The FTC does not require continuous, real-time updates every time something changes. But when a material change occurs, the franchisor must prepare an attachment reflecting that change and include it with any FDD given to a prospective franchisee going forward. A new bankruptcy filing by the franchisor, a parent company, or a key executive qualifies. The FTC has specifically stated that parent bankruptcy information is material and cannot be omitted.4Federal Trade Commission. Amended Franchise Rule FAQs If you receive an FDD mid-year, check whether it includes any quarterly amendment attachments, because those often contain the most recent developments.

Consequences of Failing to Disclose

Omitting required bankruptcy information from Item 4 is a violation of the FTC Franchise Rule. The FTC can pursue enforcement actions that result in rescission of franchise agreements, monetary damages, civil fines, and in some cases personal liability for the franchisor’s owners. Beyond federal enforcement, many states with franchise registration laws conduct their own reviews of FDD filings and can deny or revoke a franchisor’s ability to sell franchises within the state if disclosures are incomplete or misleading.

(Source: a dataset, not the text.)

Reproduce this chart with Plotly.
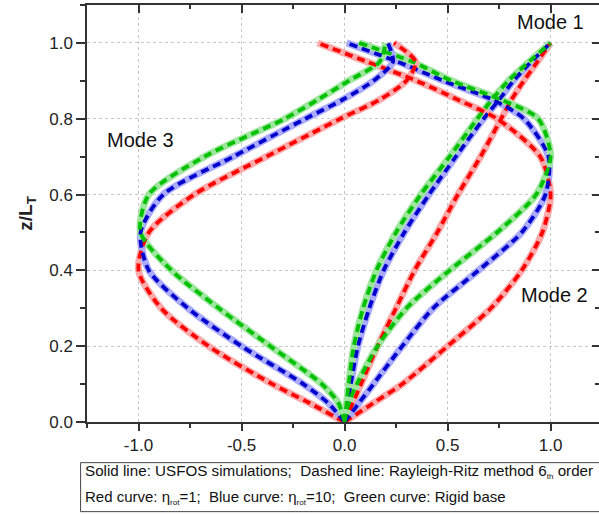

For a prospective franchisee, the real risk of a deficient Item 4 is less about regulatory penalties and more about what it signals. A franchisor that hides a bankruptcy is a franchisor willing to hide other things. If you discover during your own due diligence that the brand’s corporate history includes a bankruptcy not mentioned in Item 4, treat that as a serious red flag about the entire document’s reliability.